Frequently asked questions
- How does the JD vs resume matcher work?
- It reads the job description and pulls out the keywords and phrases it emphasises, weighting each by how often the posting repeats it, because repetition is the clearest signal of what the employer actually cares about. It then checks your resume for each of those terms and reports which you already cover, which you are missing, and an overall weighted match score. The whole thing runs in your browser, so nothing you paste is uploaded or stored.
- Why do keywords matter so much in a resume?
- Two reasons. First, most large employers use an applicant tracking system that filters and ranks resumes partly on keyword relevance to the posting; a resume that does not echo the job's core terms can be down-ranked before a human ever sees it. Second, the recruiter who does read it skims for evidence that you match the role, and the fastest evidence is the same language the job description uses. Mirroring the JD's terminology, honestly, makes you legible to both the machine and the person.
- Should I just stuff my resume with the missing keywords?
- No, and doing so backfires. Keyword stuffing is obvious to recruiters and increasingly to ATS heuristics, and it makes a resume read as desperate or dishonest. The right move is to add a missing keyword only where it is genuinely true of your experience, and to weave it into a real accomplishment rather than dumping it in a skills list. If the JD emphasises a technology you have never used, the gap is real information, not something to paper over; it tells you where to be honest in the interview or where to upskill.
- How is this different from the ATS resume checker?
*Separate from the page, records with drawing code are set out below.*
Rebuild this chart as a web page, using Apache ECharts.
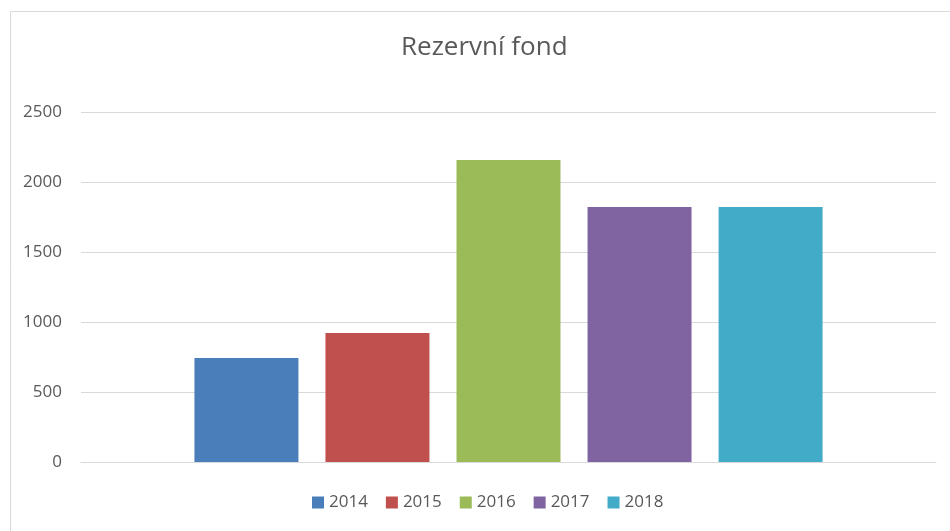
<!DOCTYPE html>
<html>
<head>
<meta charset="utf-8">
<script src="https://cdn.jsdelivr.net/npm/echarts@6/dist/echarts.min.js"></script>
<style>
  html, body { margin: 0; padding: 0; background: #fff; }
  #chart { width: 950px; height: 531px; }
</style>
</head>
<body>
<div id="chart"></div>
<script>
// data
const years = ['2014', '2015', '2016', '2017', '2018'];
const values = [743, 921, 2157, 1821, 1821];
const colors = ['#4a7ebb', '#c0504d', '#9bbb59', '#8064a2', '#42abc8'];
const yTicks = { min: 0, max: 2500, interval: 500 };

const chart = echarts.init(document.getElementById('chart'), null, { renderer: 'canvas' });

const font = '"Open Sans", sans-serif';

const series = years.map((y, i) => ({
    name: y,
    type: 'bar',
    data: [values[i]],
    barWidth: 104,
    barGap: '26%',
    itemStyle: { color: colors[i] },
    emphasis: { disabled: true }
}));

const option = {
    animation: false,
    backgroundColor: '#fff',
    color: colors,
    title: {
        text: 'Rezervní fond',
        left: 396,
        top: 30,
        textStyle: { fontFamily: font, fontSize: 26, fontWeight: 'normal', color: '#595959' }
    },
    legend: {
        data: years,
        left: 312,
        top: 494,
        padding: 0,
        icon: 'rect',
        itemWidth: 12,
        itemHeight: 12,
        itemGap: 18,
        textStyle: { fontFamily: font, fontSize: 17, color: '#595959' }
    },
    grid: { left: 81, right: 14, top: 112, bottom: 69, containLabel: false },
    xAxis: {
        type: 'category',
        data: [''],
        axisLine: { lineStyle: { color: '#d9d9d9', width: 1 } },
        axisTick: { show: false },
        axisLabel: { show: false }
    },
    yAxis: {
        type: 'value',
        min: yTicks.min,
        max: yTicks.max,
        interval: yTicks.interval,
        axisLine: { show: false },
        axisTick: { show: false },
        axisLabel: {
            fontFamily: font, fontSize: 17, color: '#595959', margin: 19,
            formatter: (v) => String(v)
        },
        splitLine: { lineStyle: { color: '#d9d9d9', width: 1 } }
    },
    graphic: [{
        type: 'rect',
        left: 8,
        top: 9,
        shape: { width: 1000, height: 1000 },
        style: { fill: 'none', stroke: '#d9d9d9', lineWidth: 1 },
        silent: true
    }],
    series: series
};

chart.setOption(option);
</script>
</body>
</html>
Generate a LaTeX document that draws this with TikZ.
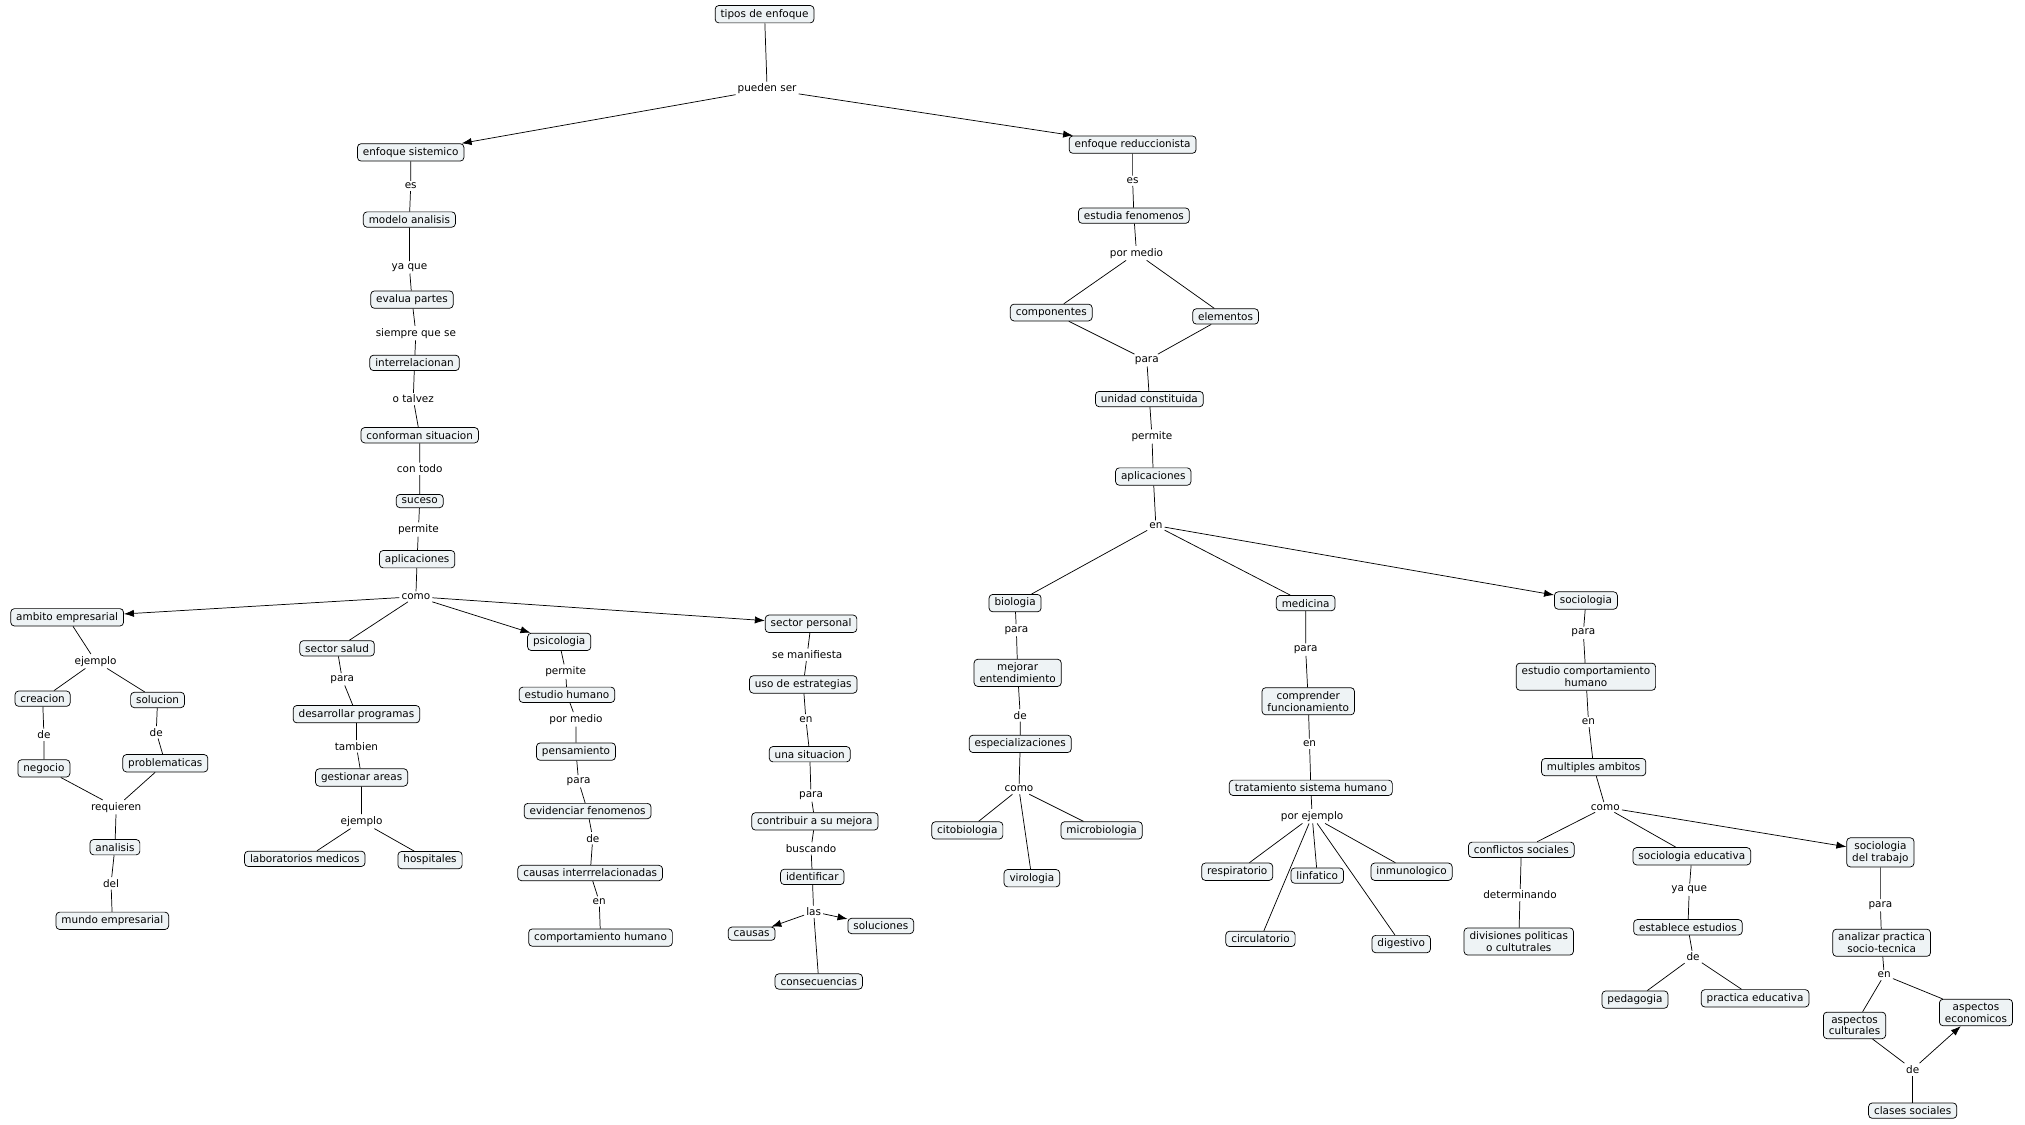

- They are complementary. The ATS resume checker scores your resume's formatting and structure, the things that determine whether an ATS can parse it at all: clean headings, no tables or columns that break, parseable contact details. This matcher scores the content against one specific job, the keyword overlap that determines relevance. A strong application needs both: a resume an ATS can read, tuned to the keywords of the role you are applying for. Use the checker once on your base resume and this matcher for each job you target.
- Is anything I paste stored or sent anywhere?
- No. Both the job description and your resume stay in your browser and are analysed locally. Nothing is uploaded to a server, saved to an account, or transmitted anywhere. Close the tab and the text is gone. You can safely paste a real resume and a real job posting.